Let’s just get one thing out of the way immediately: no, the novelization of Chopping Mall does not find a way to recreate what was happening on the film’s poster. As die-hard fans know, the movie was originally released as Killbots, and featured one of the film’s murderous security robots – completely honest advertising.
Alas, that version flopped, and so after a few snips to make the movie even shorter and a title change, the film was re-released in the hopes that this time around it would find an audience. But that meant a new poster as well, and so the familiar image of the robotic hand holding a shopping bag full of body parts was born.
Only problem is: no one in the movie got dismembered! (Unless you count the girl whose head was blown apart entirely.) The robots rack up an impressive body count, but it’s all pretty basic: electrocution, stabbing, and laser fire serve as their MO. More than once, I’ve heard someone say they were disappointed that there wasn’t actually any “chopping” in the film, which is crazy because what it DOES have is still pretty fun.

That said, the novelization by Joshua Millican does find a few spots to divert from the finished film and give fans a little more to chew on. I mean, I assume he kind of HAD to, since the movie runs a mere 72 minutes with credits, so even with his additions, it’s still the shortest book I’ve covered for this column (150 pages). Not to be read as a complaint, I should stress, it was actually kind of a refreshing change of pace to read one of these things in two sittings.
Millican offers four key additions that would stick out to even a casual fan of the movie, with the first hitting immediately. While the movie opens with a commercial of the robots attacking a jewelry thief in the mall, the author offers a different prologue. Here we check in with some scientists and military types who are developing the machines and dreaming of bigger and better things for them to do than protect malls (i.e. participate in actual warfare).
It’s an odd inclusion in retrospect since we never again see these characters (including one named after Barbara Crampton, who plays Suzie in the movie), and a later scene invokes something even sillier, but at least it tells you right up front that this won’t be a glorified transcript of the finished film.
The author also offers up a pair of additional action scenes to up the overall body count. In the first, the characters of Paul and Mary Bland (played by Paul Bartel and Mary Woronov, reprising their characters from Eating Raoul) return to the mall with a horse, intending to use him for the meat at their restaurant the next day. Unfortunately, they cross paths with one of the robots, which instantly vaporizes all three of them with its laser fire.

The other one is the culmination of a strange new subplot about the “Mall Mole.” Throughout the story, characters refer to and think about an urban legend of a man-sized mole that stalks the back corridors of the three-story shopping center. It’s an odd thing that finally pays off with the introduction of Jamal, a character who is referenced but not seen in the film.

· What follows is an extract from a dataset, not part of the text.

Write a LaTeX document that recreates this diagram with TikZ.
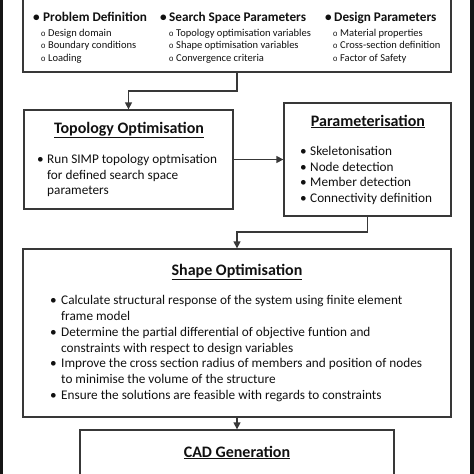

Turns out Jamal was on the run from some drug runners and inadvertently found a secret chunk of the corridor that he was able to fashion into a makeshift studio apartment. He’s now been there for years and – thanks to a big fur coat he stole from one of the stores – is the supposed “Mall Mole” folks claimed to have seen. He survives an encounter with one of the robots, but then, at the end, runs into a fourth robot as a bit of a fun surprise for fans (who know that there are, in fact, only three in the movie).
This little addition leads directly into the fourth and weirdest major addition: aliens! Paying off a line that the best sci-fi stories involve robots *or* aliens, we are given a little epilogue in which overseeing intergalactic beings take responsibility for the malfunction that caused the robots to go haywire. Then, having had their fun, they fly off to cause havoc somewhere else. It’s a bizarre interlude that honestly doesn’t seem too far out of the realm of possibly being an actual idea that producer Roger Corman and/or director Jim Wynorski actually had at one point, given their love of such silliness.
The remaining changes are minor. There’s a little more to the robot demonstration, with one character actually asking about Asimov’s laws of robotics, and some more stuff with the otherwise unseen military backers. And Millican peppers the dialogue and internal monologue with references to ‘80s mainstays, including one about Fast Times at Ridgemont High directed at Alison, who was played by Ridgemont co-star Kelli Mulroney.
I was also tickled that he chalks up Suzie’s air duct freakout to claustrophobia, because she thinks about what caused her condition in the first place: being trapped inside an old refrigerator. Any 1980s kid worth their salt will instantly recognize the story from a memorable (and terrifying) episode of Punky Brewster, and I couldn’t help but wonder if any of the other minor bits of biographical detail about the characters were also inspired by other ‘80s shows or movies, and I just didn’t pick up on them (I haven’t seen EVERYTHING, folks!).
Otherwise, he sticks to the movie, which makes sense: the main appeal of Chopping Mall is how straightforward and fun it is, so dragging it down with subplots and lengthy conversations wouldn’t be the right call. And it gave me a good excuse to revisit the now 40-year-old film, adding a little extra value to the proceedings.
You can get it on Kindle for a mere six bucks, but there are paperback and mass market versions available as well for those (like me) who like to have everything proudly displayed on the shelf. Plus, it’s a movie about a mall – buying the physical version just seems more fitting, right?